School district holds special work session

The Three Rivers School District Board of Directors held a special work session Wednesday, April 5 at their board office on New Hope Rd for the purpose of a discussion TRSD Superintendent Dave Valenzuela coined “The Data Academy.”
According to Valenzuela, “We have kind of a precedent-setting work session tonight. We’ve been talking about The Data Academy for some time now and we’re ready to rock.
“We have some wonderful guests. Some teachers in the room, the elementary administrators, our COSA that has helped us spearhead this work and obviously our district leadership team.”
The superintendent went on, “I’m beyond excited about where we are going as a district around our board work, our board focus and how the work that we do in this arena will support the work our teachers do and our administrators are doing in the schools.”
Valenzuela explained that the primary focus of the special work session would be defining how professional learning communities, or PLCs, which are groups made up of students, teachers and other personnel involved with education, yield data that correlates to student success and achievement. He said that this data is crucial to the district’s core values (SEE IMAGE).
“The process that we’re going to talk about tonight, professional learning communities, is pivotal to us achieving or supporting that core value,” said Valenzuela. “We are a PLC district. We live and breathe this operation – what we are going to talk about tonight is what we do and who we are.”
The superintendent said that next February, the board will start having briefings on student success data at every monthly regular session.
“Our goal is to make sure that when you see a presentation from a class or a classroom teacher, you totally get what they’re reporting, what they’re telling you and how we got here,” Valenzuela said. “Because it’s not just about the numbers; it’s about the growth. It’s about the improvements we see and how they’re responding to that information they get from those assessments.”
Following Valenzuela’s initial remarks, the meeting turned into a freewheeling discussion that touched on a number of topics, including standards-based education, effective teaching strategies and the culture of care TRSD strives to provide.
The research of John Hattie was cited during the forum, a report entitled Visible Learning Research, which takes into account student assessments on an international level to rate how effective different facets of schooling are. According to this research, areas such as teacher clarity, student expectations, direct instruction and parental involvement rate higher than student-centered teaching, homework, mentoring and class size in shaping student success.
The very highest-ranked method for student success was collective teacher efficacy, defined as teachers working as a team on a common goal and believing they can do more when they work together.
Collective teacher efficacy was labeled “the cornerstone of a professional learning community” during the forum.

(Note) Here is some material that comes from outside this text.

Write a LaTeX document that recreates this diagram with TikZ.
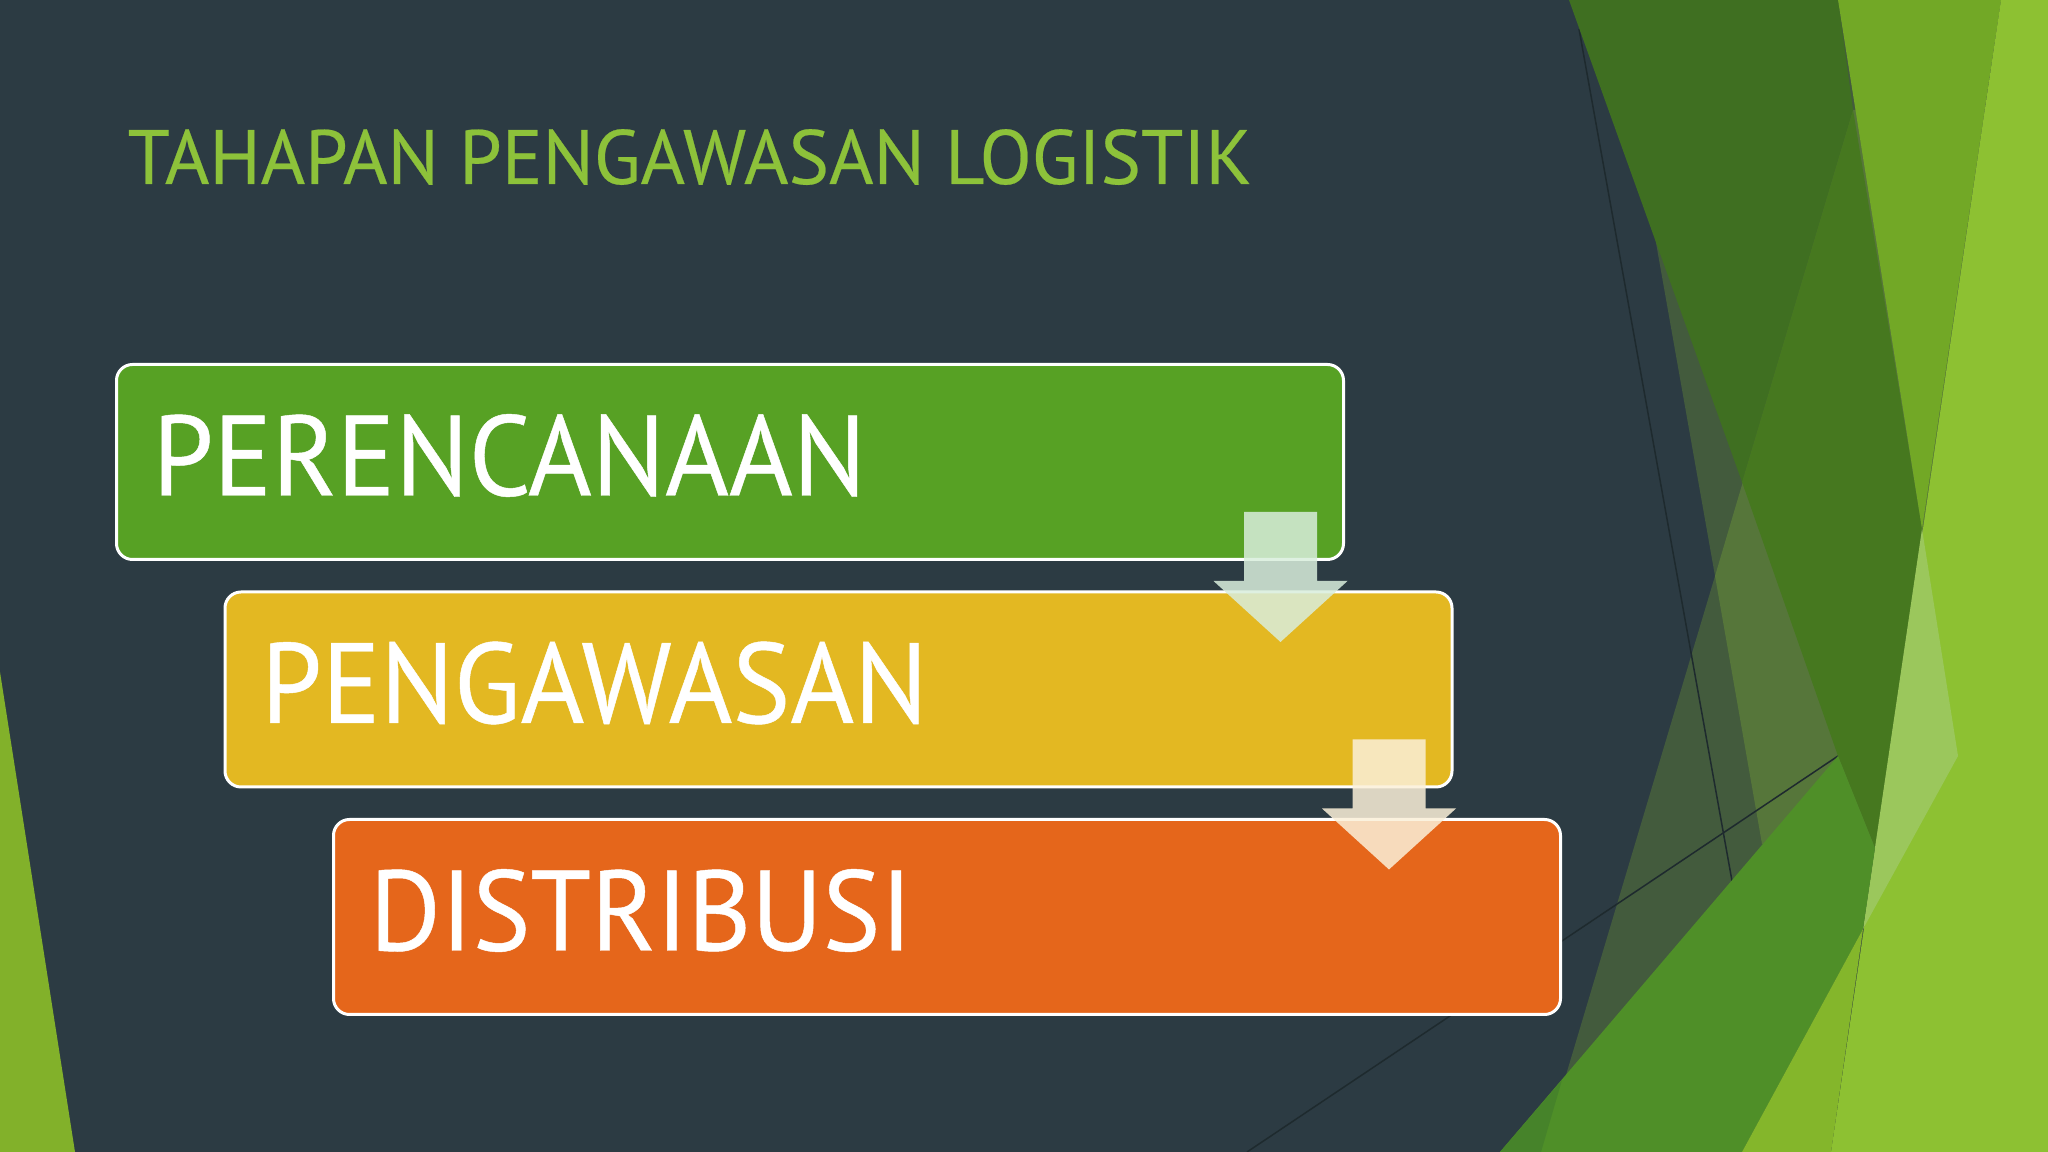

The forum also delved into a continuous improvement cycle laid out by Ainsworth and Viegut in their work, Common Formative Assessments, which examined, “Relationship between power standards, proficiency scales, learning targets, well-planned lessons, checks for understanding, the common formative team generated assessments, team analysis of the common assessment process, feedback, additional time, support, and extension, and the common formative end of unit assessment.”
It was noted that there was not enough time in the special session to examine what each of those terms meant individually, but that, “Each of those is a step in the process and helps make the structure so that any new teacher coming in and any existing teacher will be more successful.”
The four guiding questions educators in a professional learning community ask are: 1) What do we expect our students to learn? 2) How will we know if our students have learned it? 3) How do we respond when students experience difficulty in learning? 4) How do we respond when students do learn?
Towards the end of the forum, and after much spirited discussion, Valenzuela interjected with a message of praise for his fellow school district personnel: “I just want the board to recognize real quick how much pride you should have in this team and the culture that’s being established around supporting student success and high levels of learning for every student that exists in Three Rivers School District. That is no small thing and so the level of excitement blows me away, and I love it.”